Insegurança e indigência política apontam para a porta de saída, embora a decisão de ir em definitivo doa.
Luce Pereira (texto)
Editoria de arte (imagem)
Sou viajante de corpo e alma. Minha melhor terapia, a que produz melhores resultados, sempre foi fazer as malas e pegar a estrada, um navio ou um avião (sim, porque, a irresponsabilidade política, no Brasil, acabou com os trens). Cada viagem foi feita sob inspiração da ideia de beber o mundo e voltar para casa sonhando com o tempo em que também teremos qualidade de vida, segurança (sobretudo), ruas bem pavimentadas, espaços públicos criados para o cidadão se refazer da carga diária de estresse e incertezas acerca do futuro. Afora o choque inicial de se deparar com contraste tão gritante entre o que existe noutros lugares e o que não muda aqui, retornar nunca deixou de ser agradável, porque, afinal, ninguém é turista o tempo inteiro e a rotina em horas assim deixa de ser assustadora e corrosiva. Mas, infelizmente, tudo tem mudado numa velocidade tão vertiginosa – e para muito pior – que é impossível continuar a mesma viajante. Passamos a dormir e acordar num mar de dúvidas, enquanto apenas uma certeza vai ganhando forma: talvez a próxima viagem seja apenas de ida.
Uso o plural porque o sentimento é partilhado com um número surpreendente de pessoas que têm as mesmas expectativas e ideias sobre a vida, todas afetadas pela indigência política capaz de transformar a arte de sobreviver na mais desafiadora das tarefas. Trocando em miúdos: nunca vi tanta gente falando em ir morar fora, queimando neurônios para descobrir uma maneira de ao menos passar alguns anos em outro país, lá sentindo a alegria de poder viver as ruas sem a sombra aterradora da violência “no varejo”. Sim, ainda que o terror se encarregue de ameaçar a paz, do outro lado do oceano, e seja argumento recorrente contra a ideia de uma vida sossegada em lugares do mundo “desenvolvido”. Na cabeça do brasileiro comum que pensa em mudar de endereço persiste apenas o sonho de poder sair de casa, pegar um transporte público seguro, pontual, limpo e confortável, desfrutar de uma cidade com serviços funcionando bem, dispor de espaços agradáveis ao ar livre e com razoável oferta de lazer, o que necessariamente não implica em desembolso de quantias significativas. Há um número satisfatório de eventos e atrações culturais gratuitos.

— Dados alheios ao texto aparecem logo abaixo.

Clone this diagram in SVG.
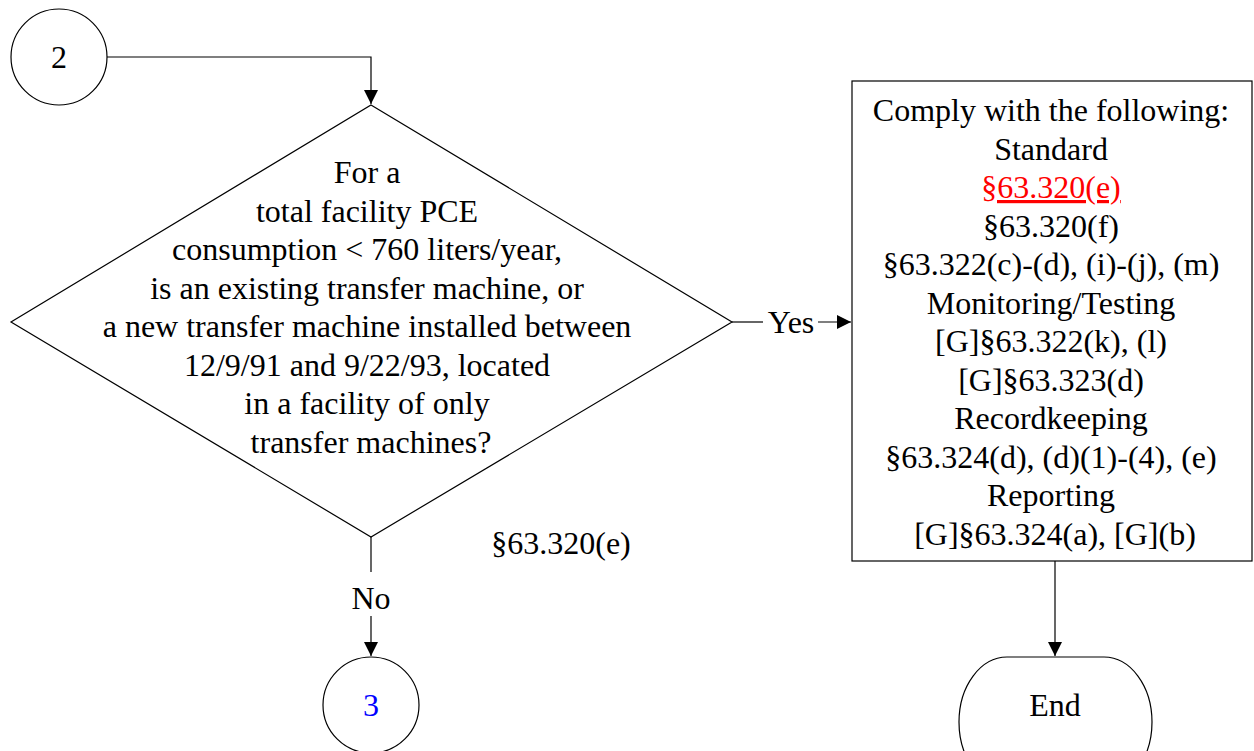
<svg xmlns="http://www.w3.org/2000/svg" width="1254" height="751" viewBox="0 0 1254 751">
<style>
.s{fill:#fff;stroke:#000;stroke-width:1.2}
.t{font-family:"Liberation Serif","Times New Roman",serif;font-size:32px;fill:#000;text-anchor:middle}
.c{fill:none;stroke:#000;stroke-width:1.2}
</style>
<defs>
<marker id="a" viewBox="0 0 10 10" refX="10" refY="5" markerWidth="14" markerHeight="14" markerUnits="userSpaceOnUse" orient="auto">
<path d="M0,0 L10,5 L0,10 z" fill="#000"/>
</marker>
</defs>
<rect width="1254" height="751" fill="#fff"/>
<g id="connectors">
<path class="c" d="M107,57 H371 V104" marker-end="url(#a)"/>
<path class="c" d="M732,322 H763"/>
<path class="c" d="M818,322 H851" marker-end="url(#a)"/>
<path class="c" d="M371,537 V572"/>
<path class="c" d="M371,616 V656" marker-end="url(#a)"/>
<path class="c" d="M1055,561 V656" marker-end="url(#a)"/>
<text class="t" x="791" y="333">Yes</text>
<text class="t" x="371" y="609">No</text>
</g>
<g id="n2">
<circle class="s" cx="59" cy="57" r="48"/>
<text class="t" x="59" y="68">2</text>
</g>
<g id="decision">
<polygon class="s" points="371,105 732,322 371,537 11,322"/>
<text class="t">
<tspan x="371" y="183">For a</tspan>
<tspan x="371" y="221.5">total facility PCE</tspan>
<tspan x="371" y="260">consumption &lt; 760 liters/year,</tspan>
<tspan x="371" y="298.5">is an existing transfer machine, or</tspan>
<tspan x="371" y="337">a new transfer machine installed between</tspan>
<tspan x="371" y="375.5">12/9/91 and 9/22/93, located</tspan>
<tspan x="371" y="414">in a facility of only</tspan>
<tspan x="371" y="452.5">transfer machines?</tspan>
</text>
</g>
<g id="ref">
<text class="t" x="561" y="554">§63.320(e)</text>
</g>
<g id="n3">
<circle class="s" cx="371" cy="705" r="48"/>
<text class="t" x="371" y="716" style="fill:#0000ff">3</text>
</g>
<g id="comply">
<rect class="s" x="852" y="81" width="400" height="480"/>
<text class="t">
<tspan x="1055" y="121">Comply with the following:</tspan>
<tspan x="1055" y="159.5">Standard</tspan>
<tspan x="1055" y="198" style="fill:#ff0000;text-decoration:underline">§63.320(e)</tspan>
<tspan x="1055" y="236.5">§63.320(f)</tspan>
<tspan x="1055" y="275">§63.322(c)-(d), (i)-(j), (m)</tspan>
<tspan x="1055" y="313.5">Monitoring/Testing</tspan>
<tspan x="1055" y="352">[G]§63.322(k), (l)</tspan>
<tspan x="1055" y="390.5">[G]§63.323(d)</tspan>
<tspan x="1055" y="429">Recordkeeping</tspan>
<tspan x="1055" y="467.5">§63.324(d), (d)(1)-(4), (e)</tspan>
<tspan x="1055" y="506">Reporting</tspan>
<tspan x="1055" y="544.5">[G]§63.324(a), [G](b)</tspan>
</text>
</g>
<g id="end">
<rect class="s" x="959" y="657" width="193" height="130" rx="48" ry="65"/>
<text class="t" x="1055" y="716">End</text>
</g>
</svg>
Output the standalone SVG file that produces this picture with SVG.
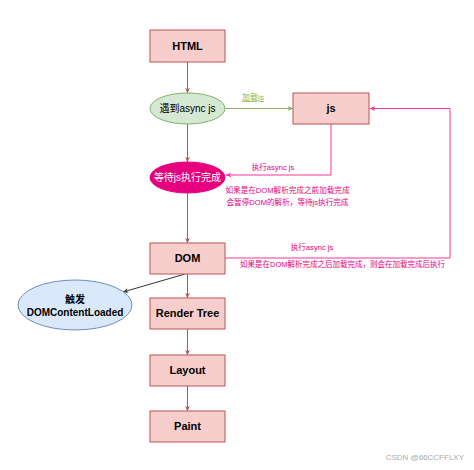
<svg xmlns="http://www.w3.org/2000/svg" width="474" height="470" viewBox="0 0 474 470">
<style>
.box{fill:#f8cecc;stroke:#b85450;stroke-width:1}
.bt{font-family:"Liberation Sans","Noto Sans CJK SC",sans-serif;font-size:11px;font-weight:bold;fill:#000;text-anchor:middle}
.lbl{font-family:"Liberation Sans","Noto Sans CJK SC",sans-serif;font-size:7.6px;fill:#e6007e;text-anchor:middle}
.flow{stroke:#b85450;stroke-width:1;fill:none}
.pink{stroke:#ff3399;stroke-width:1;fill:none}
</style>
<defs>
<marker id="ar" viewBox="0 0 10 10" refX="9" refY="5" markerWidth="6" markerHeight="6" orient="auto"><path d="M0,1 L10,5 L0,9 L3,5 Z" fill="#b85450"/></marker>
<marker id="ap" viewBox="0 0 10 10" refX="9" refY="5" markerWidth="6" markerHeight="6" orient="auto"><path d="M0,1 L10,5 L0,9 L3,5 Z" fill="#ff3399"/></marker>
<marker id="ag" viewBox="0 0 10 10" refX="9" refY="5" markerWidth="6" markerHeight="6" orient="auto"><path d="M0,1 L10,5 L0,9 L3,5 Z" fill="#82b366"/></marker>
<marker id="ak" viewBox="0 0 10 10" refX="9" refY="5" markerWidth="6" markerHeight="6" orient="auto"><path d="M0,1 L10,5 L0,9 L3,5 Z" fill="#333"/></marker>
</defs>
<rect width="474" height="470" fill="#fff"/>
<g id="connectors">
<line class="flow" x1="187.5" y1="62" x2="187.5" y2="93" marker-end="url(#ar)"/>
<line class="flow" x1="187.5" y1="124" x2="187.5" y2="162" marker-end="url(#ar)"/>
<line class="flow" x1="187.5" y1="193" x2="187.5" y2="243" marker-end="url(#ar)"/>
<line class="flow" x1="187.5" y1="274" x2="187.5" y2="298" marker-end="url(#ar)"/>
<line class="flow" x1="187.5" y1="329" x2="187.5" y2="355" marker-end="url(#ar)"/>
<line class="flow" x1="187.5" y1="386" x2="187.5" y2="411" marker-end="url(#ar)"/>
<line x1="225" y1="108.5" x2="293" y2="108.5" stroke="#82b366" stroke-width="1" marker-end="url(#ag)"/>
<text x="253" y="100" font-family="Liberation Sans,Noto Sans CJK SC,sans-serif" font-size="8" fill="#82b366" text-anchor="middle" text-decoration="underline">加载js</text>
<polyline class="pink" points="331,124 331,175 226,175" marker-end="url(#ap)"/>
<text class="lbl" x="273" y="170">执行async js</text>
<text class="lbl" x="287.5" y="193">如果是在DOM解析完成之前加载完成</text>
<text class="lbl" x="287.5" y="205">会暂停DOM的解析，等待js执行完成</text>
<polyline class="pink" points="225,258 450,258 450,108.5 370,108.5" marker-end="url(#ap)"/>
<text class="lbl" x="312" y="250">执行async js</text>
<text class="lbl" x="342.5" y="267" style="font-size:7.5px">如果是在DOM解析完成之后加载完成，则会在加载完成后执行</text>
<line x1="185" y1="274" x2="123" y2="292" stroke="#333" stroke-width="1" marker-end="url(#ak)"/>
</g>
<g id="html"><rect class="box" x="150" y="30" width="75" height="32"/><text class="bt" x="187.5" y="50">HTML</text></g>
<g id="async"><ellipse cx="187.5" cy="108.5" rx="37.5" ry="15.5" fill="#d5e8d4" stroke="#82b366"/><text x="187.5" y="112" font-family="Liberation Sans,Noto Sans CJK SC,sans-serif" font-size="10" fill="#000" text-anchor="middle">遇到async js</text></g>
<g id="js"><rect class="box" x="293" y="93" width="76" height="31"/><text class="bt" x="331" y="112">js</text></g>
<g id="wait"><ellipse cx="187.5" cy="177.5" rx="37.5" ry="15.5" fill="#e6007e" stroke="#e6007e"/><text x="187.5" y="181" font-family="Liberation Sans,Noto Sans CJK SC,sans-serif" font-size="10" fill="#fff" text-anchor="middle">等待js执行完成</text></g>
<g id="dom"><rect class="box" x="150" y="243" width="75" height="31"/><text class="bt" x="187.5" y="262">DOM</text></g>
<g id="dcl"><ellipse cx="75" cy="305" rx="57" ry="25" fill="#dae8fc" stroke="#6c8ebf"/><text class="bt" x="75" y="303" style="font-size:10px">触发</text><text class="bt" x="75" y="316" style="font-size:10px">DOMContentLoaded</text></g>
<g id="render"><rect class="box" x="150" y="298" width="75" height="31"/><text class="bt" x="187.5" y="317">Render Tree</text></g>
<g id="layout"><rect class="box" x="150" y="355" width="75" height="31"/><text class="bt" x="187.5" y="374">Layout</text></g>
<g id="paint"><rect class="box" x="150" y="411" width="75" height="31"/><text class="bt" x="187.5" y="430">Paint</text></g>
<text x="464" y="460" font-family="Liberation Sans,sans-serif" font-size="8" fill="#aaa" text-anchor="end">CSDN @66CCFFLXY</text>
</svg>
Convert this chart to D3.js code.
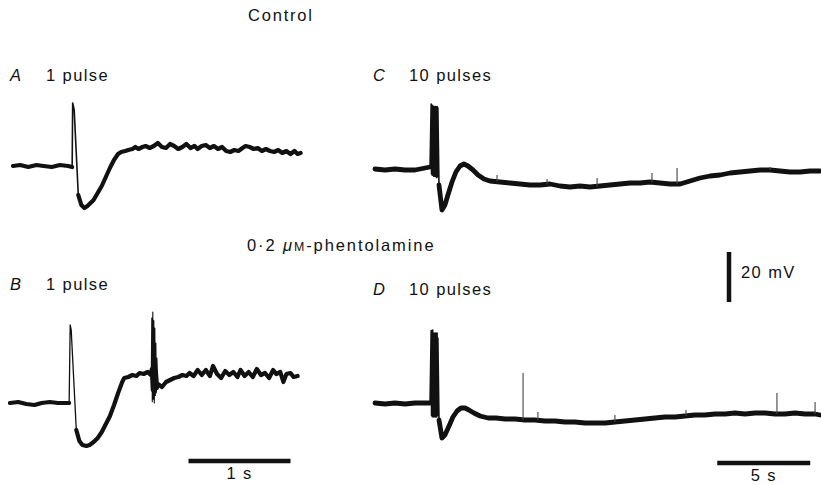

Nos tempos atuais, nem mesmo a praia, espaço mais democrático, consegue ser unanimidade em termos de lazer, porque assaltos e arrastões passaram a fazer parte dos riscos iminentes. Nesta semana, a propósito do próximo feriado gordo, um amigo confidenciava, em tom melancólico: “Que saudade dos 7 de setembro em que o ‘patriotismo’ começava o dia descansando nas areias da Praia de Boa Viagem e depois saía para uma tarde de conversas moles em algum bar da orla. Já penso seriamente que, talvez, esteja na hora de mudar de ares”. Concordei, com a tristeza que ainda me cabe. Quinta-feira, mais provável é que a maioria resolva pegar a estrada (ou um avião) na esperança de passar três dias serenados, sem a angústia de se ver entre a vida e a possibilidade de perdê-la para uma guerra tão estúpida. De fato, estamos todos saudosos de sossego, que, no Brasil, nunca existiu em medida desejável, mas nunca foi tão precário; nunca praticamente obrigando a uma clausura compulsória, dessas que lembram condenados cumprindo pena domiciliar.
Repito que sou viajante de corpo e alma, porém, agora, sem garantia nenhuma de voltar para casa com o velho sentimento de recomeço movido a comparações e sonhos. Já parecem inúteis. Posso ter me transformado numa viajante sem a velha ilusão de que a qualquer tempo passaria a viver em um país no qual já não encontrasse motivo para querer me ausentar. “Mas a vida é real e de viés”, como diz a música, o que sugere reflexão e calma. No mínimo. De toda forma, as malas continuam a um canto, como prontas para qualquer escolha, a qualquer tempo. Ainda nos cabe decidir.